A Very British Scandal has the look of a much higher-budget film production, including drone shots of speedboats and a sunken wreck on Loch Fyne, as well as sweeping shots of Glen Etive, and a full steam train.
“For the train shots, while we were rigging the train with cameras for shooting the dialogue, we also had the second unit with cameras rigged on the outside of the train, on the roof to get the steam coming through, plus one right on the pistons; so we were shooting all of that at the same time,” says Bell. “We were trying to maximise every single element that we had.
Bell is full of praise for the production team. “Donald MacKinnon, our Glasgow-based line producer, was outstanding. He knew the ambition that Anne and I had and was fully on-board and made everything happen. He understood how to push the production value. He was totally hands-on – a brilliant person to collaborate with.
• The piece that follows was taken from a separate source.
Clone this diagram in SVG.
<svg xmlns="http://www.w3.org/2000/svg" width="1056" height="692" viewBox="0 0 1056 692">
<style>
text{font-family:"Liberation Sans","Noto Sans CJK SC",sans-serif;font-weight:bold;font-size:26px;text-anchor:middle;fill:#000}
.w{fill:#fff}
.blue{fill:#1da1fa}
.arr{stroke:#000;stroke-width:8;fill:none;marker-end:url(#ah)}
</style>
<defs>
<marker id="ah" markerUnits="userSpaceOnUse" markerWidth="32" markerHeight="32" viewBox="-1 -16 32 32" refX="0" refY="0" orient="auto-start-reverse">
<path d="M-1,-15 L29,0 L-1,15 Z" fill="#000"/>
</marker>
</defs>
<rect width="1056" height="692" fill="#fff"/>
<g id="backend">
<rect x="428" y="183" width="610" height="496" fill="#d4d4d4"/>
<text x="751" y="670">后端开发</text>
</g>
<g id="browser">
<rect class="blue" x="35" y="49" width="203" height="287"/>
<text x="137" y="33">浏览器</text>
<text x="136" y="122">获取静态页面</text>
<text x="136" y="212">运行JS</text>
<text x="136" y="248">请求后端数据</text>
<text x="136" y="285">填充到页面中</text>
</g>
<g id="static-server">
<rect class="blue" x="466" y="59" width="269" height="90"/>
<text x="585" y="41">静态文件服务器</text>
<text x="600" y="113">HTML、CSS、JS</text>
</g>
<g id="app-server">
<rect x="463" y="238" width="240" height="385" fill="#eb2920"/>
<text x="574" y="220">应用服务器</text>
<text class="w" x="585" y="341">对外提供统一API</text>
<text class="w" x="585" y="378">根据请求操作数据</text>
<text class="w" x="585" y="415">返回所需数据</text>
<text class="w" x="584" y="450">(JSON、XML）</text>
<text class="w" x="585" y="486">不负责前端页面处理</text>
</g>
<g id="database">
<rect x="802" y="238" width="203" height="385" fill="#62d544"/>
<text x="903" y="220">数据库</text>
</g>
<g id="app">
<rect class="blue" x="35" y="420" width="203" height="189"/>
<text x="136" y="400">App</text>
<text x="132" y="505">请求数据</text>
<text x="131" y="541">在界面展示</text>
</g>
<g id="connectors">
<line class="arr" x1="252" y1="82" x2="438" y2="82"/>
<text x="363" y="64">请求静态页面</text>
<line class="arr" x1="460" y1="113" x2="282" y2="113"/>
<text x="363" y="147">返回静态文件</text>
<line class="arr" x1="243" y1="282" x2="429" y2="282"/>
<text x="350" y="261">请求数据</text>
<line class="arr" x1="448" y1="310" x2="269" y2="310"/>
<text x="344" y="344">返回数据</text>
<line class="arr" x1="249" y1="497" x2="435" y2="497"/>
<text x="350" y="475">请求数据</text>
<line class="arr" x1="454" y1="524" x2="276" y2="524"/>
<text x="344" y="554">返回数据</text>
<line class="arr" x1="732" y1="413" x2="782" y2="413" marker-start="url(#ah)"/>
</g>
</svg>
Chris Ballantyne was also super-supportive of what we wanted to do, so we felt we could always just push as much as we wanted to.
“My grip Paul Kemp was really great, as was Ramil Sheriff on his first job as gaffer. It wasn’t a small scale production by any means, and they did a really brilliant job, absolutely great,” adds Bell. “Jamie Hicks, who was the second unit and B-camera operator also did outstanding work throughout, while both the focus pullers, Brian Dungan and Evalina Norgren, were absolutely brilliant and did some exceptional work. And Asa who did the final grade, was a pleasure to work with.”
Bell concludes, “ A Very British Scandal has come out really well. It was a really rewarding project because we had such a great director. It could have been quite a standard sort of period drama, but we tried to make it into something a little bit different and a bit more nuanced.”